→ Requirement: Retype the run of lines that opens with the line containing "Emit a Python" and closes with the line containing "import plotly.graph_objects as go", exactly and inclusively, but skip the pictures.

── Material ──

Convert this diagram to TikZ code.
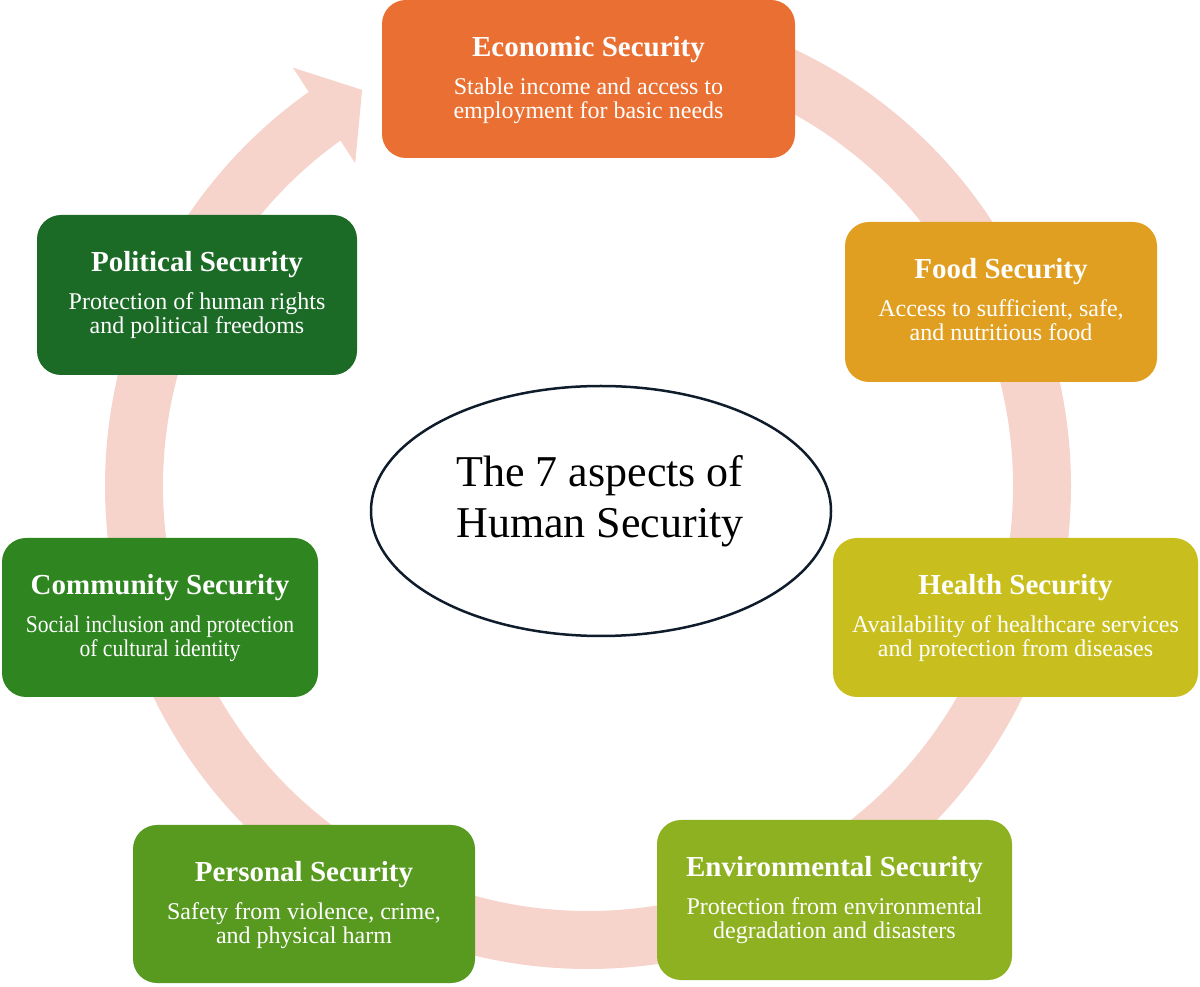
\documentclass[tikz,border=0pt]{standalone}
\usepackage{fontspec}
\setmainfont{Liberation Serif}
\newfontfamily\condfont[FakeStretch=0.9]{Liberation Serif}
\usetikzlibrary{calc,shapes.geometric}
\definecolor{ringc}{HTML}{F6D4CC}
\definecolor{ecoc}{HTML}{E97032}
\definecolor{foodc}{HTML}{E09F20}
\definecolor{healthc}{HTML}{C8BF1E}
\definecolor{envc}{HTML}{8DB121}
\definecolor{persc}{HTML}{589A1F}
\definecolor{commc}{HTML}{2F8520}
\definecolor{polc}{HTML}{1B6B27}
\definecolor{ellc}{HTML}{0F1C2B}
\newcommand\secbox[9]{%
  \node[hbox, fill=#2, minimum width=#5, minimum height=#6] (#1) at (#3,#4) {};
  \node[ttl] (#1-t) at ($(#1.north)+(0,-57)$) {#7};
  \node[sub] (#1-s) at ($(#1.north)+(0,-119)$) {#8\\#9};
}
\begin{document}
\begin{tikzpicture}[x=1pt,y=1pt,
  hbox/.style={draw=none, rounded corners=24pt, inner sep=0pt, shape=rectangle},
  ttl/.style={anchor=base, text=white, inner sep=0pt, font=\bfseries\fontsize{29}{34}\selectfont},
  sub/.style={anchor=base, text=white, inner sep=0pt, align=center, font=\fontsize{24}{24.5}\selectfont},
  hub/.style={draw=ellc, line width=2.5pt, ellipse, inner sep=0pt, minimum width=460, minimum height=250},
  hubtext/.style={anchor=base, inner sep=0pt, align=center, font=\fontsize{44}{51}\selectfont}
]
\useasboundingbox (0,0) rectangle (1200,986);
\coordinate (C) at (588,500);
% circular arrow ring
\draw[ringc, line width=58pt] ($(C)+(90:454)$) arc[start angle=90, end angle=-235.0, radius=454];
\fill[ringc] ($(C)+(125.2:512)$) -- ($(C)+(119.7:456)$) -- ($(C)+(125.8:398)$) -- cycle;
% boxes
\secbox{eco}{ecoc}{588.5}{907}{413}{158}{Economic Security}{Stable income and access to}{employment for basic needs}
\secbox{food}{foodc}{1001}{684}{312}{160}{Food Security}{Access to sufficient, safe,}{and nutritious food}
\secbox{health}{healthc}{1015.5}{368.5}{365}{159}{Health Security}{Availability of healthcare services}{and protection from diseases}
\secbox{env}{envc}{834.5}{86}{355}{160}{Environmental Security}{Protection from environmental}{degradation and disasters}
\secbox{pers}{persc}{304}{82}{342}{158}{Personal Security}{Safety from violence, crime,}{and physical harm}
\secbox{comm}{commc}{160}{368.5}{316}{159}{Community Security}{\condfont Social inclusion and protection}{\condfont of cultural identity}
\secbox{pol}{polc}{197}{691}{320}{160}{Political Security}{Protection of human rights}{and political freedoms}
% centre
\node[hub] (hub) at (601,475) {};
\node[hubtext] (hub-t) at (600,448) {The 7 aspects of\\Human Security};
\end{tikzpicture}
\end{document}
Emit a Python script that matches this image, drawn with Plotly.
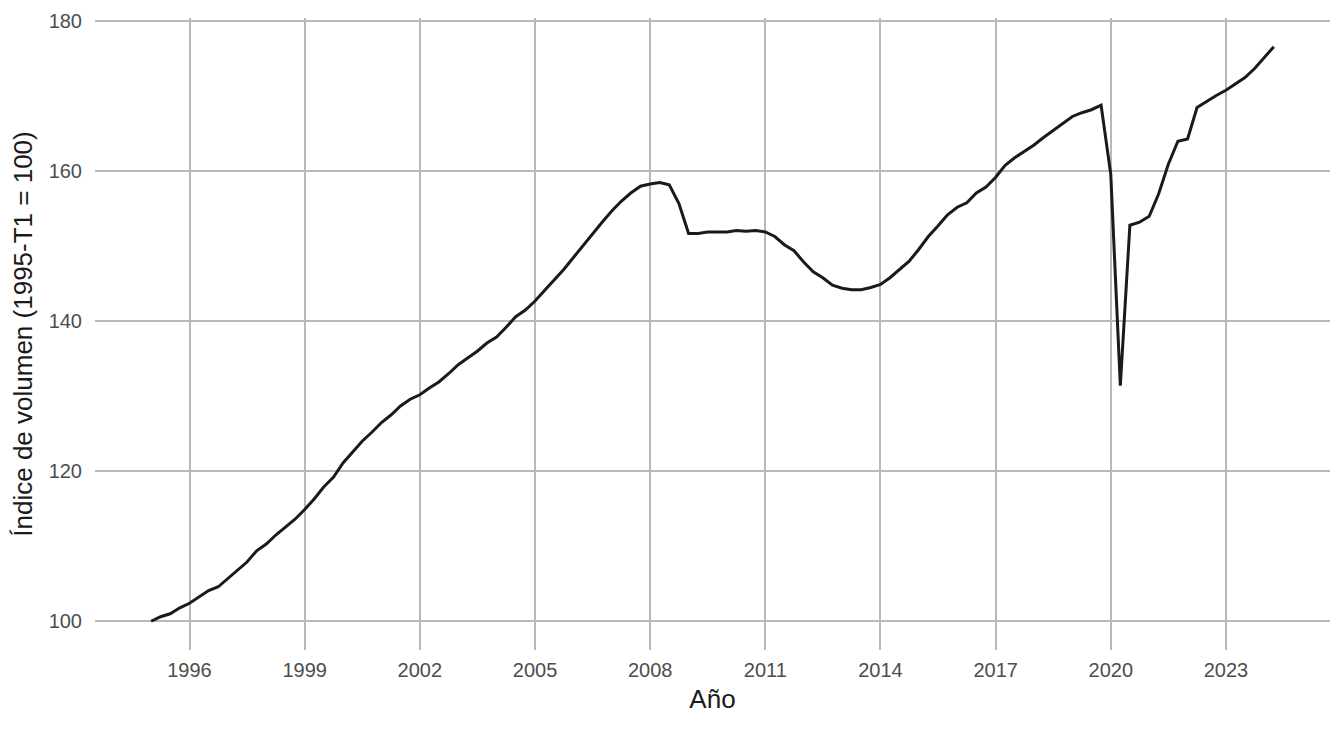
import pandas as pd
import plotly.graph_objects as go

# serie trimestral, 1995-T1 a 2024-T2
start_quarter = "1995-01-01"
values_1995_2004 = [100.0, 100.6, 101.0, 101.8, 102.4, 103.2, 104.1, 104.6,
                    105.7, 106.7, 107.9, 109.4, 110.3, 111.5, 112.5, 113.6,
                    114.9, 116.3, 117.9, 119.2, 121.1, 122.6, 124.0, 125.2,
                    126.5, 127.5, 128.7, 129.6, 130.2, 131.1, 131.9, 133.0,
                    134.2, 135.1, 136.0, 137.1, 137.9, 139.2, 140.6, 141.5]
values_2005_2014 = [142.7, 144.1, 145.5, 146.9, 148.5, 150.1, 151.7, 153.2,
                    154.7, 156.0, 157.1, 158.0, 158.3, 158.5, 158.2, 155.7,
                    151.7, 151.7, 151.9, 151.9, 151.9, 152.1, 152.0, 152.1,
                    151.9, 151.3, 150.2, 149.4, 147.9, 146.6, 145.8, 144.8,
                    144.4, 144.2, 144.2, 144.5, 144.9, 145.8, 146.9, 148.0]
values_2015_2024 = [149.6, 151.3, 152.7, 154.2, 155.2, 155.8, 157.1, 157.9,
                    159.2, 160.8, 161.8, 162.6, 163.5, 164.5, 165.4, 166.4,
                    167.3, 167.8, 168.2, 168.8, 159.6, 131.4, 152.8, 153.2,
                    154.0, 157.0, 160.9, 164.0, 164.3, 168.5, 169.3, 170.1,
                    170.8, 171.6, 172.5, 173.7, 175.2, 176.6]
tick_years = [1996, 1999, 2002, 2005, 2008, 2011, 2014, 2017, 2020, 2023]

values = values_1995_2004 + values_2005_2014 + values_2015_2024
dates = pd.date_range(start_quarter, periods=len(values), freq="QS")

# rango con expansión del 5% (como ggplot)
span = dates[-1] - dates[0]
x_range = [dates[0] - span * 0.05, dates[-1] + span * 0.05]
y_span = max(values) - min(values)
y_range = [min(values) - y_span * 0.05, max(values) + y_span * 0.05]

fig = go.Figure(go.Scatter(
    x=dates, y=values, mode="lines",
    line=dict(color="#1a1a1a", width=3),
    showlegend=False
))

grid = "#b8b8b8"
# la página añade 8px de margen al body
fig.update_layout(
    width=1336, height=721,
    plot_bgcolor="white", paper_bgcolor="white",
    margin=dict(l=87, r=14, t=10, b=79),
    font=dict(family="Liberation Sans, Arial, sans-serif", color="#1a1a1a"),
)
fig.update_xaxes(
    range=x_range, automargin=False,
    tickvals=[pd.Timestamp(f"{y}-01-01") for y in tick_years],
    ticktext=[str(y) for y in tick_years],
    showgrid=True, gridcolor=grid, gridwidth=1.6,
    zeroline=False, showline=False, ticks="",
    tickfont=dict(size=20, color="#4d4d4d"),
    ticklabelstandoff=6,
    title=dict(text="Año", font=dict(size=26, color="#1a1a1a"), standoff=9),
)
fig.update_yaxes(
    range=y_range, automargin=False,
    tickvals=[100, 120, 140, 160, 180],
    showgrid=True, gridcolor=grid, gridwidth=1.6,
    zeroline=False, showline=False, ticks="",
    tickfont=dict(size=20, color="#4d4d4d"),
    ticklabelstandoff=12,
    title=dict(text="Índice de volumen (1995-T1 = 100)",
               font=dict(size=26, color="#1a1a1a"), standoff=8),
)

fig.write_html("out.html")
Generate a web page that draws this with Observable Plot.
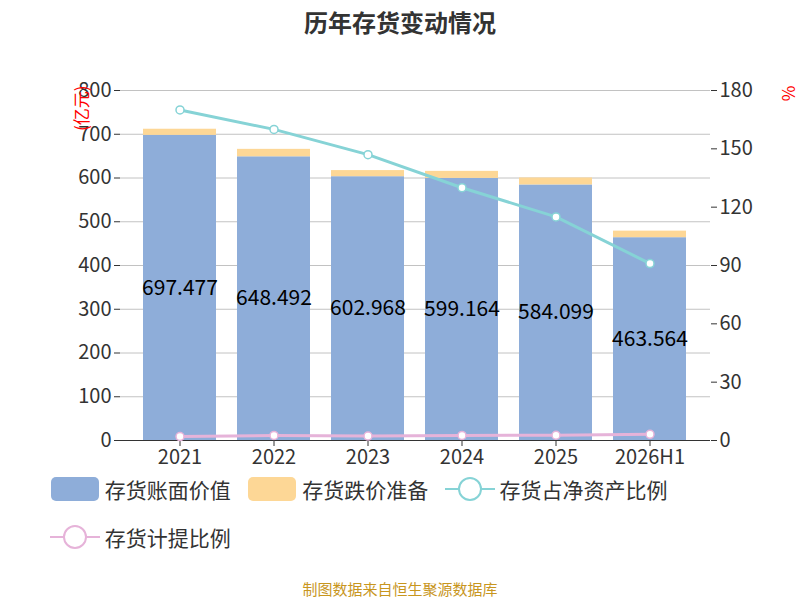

───

→ Task response:
Emit a Python script that matches this image, drawn with Plotly.
import pandas as pd
import plotly.graph_objects as go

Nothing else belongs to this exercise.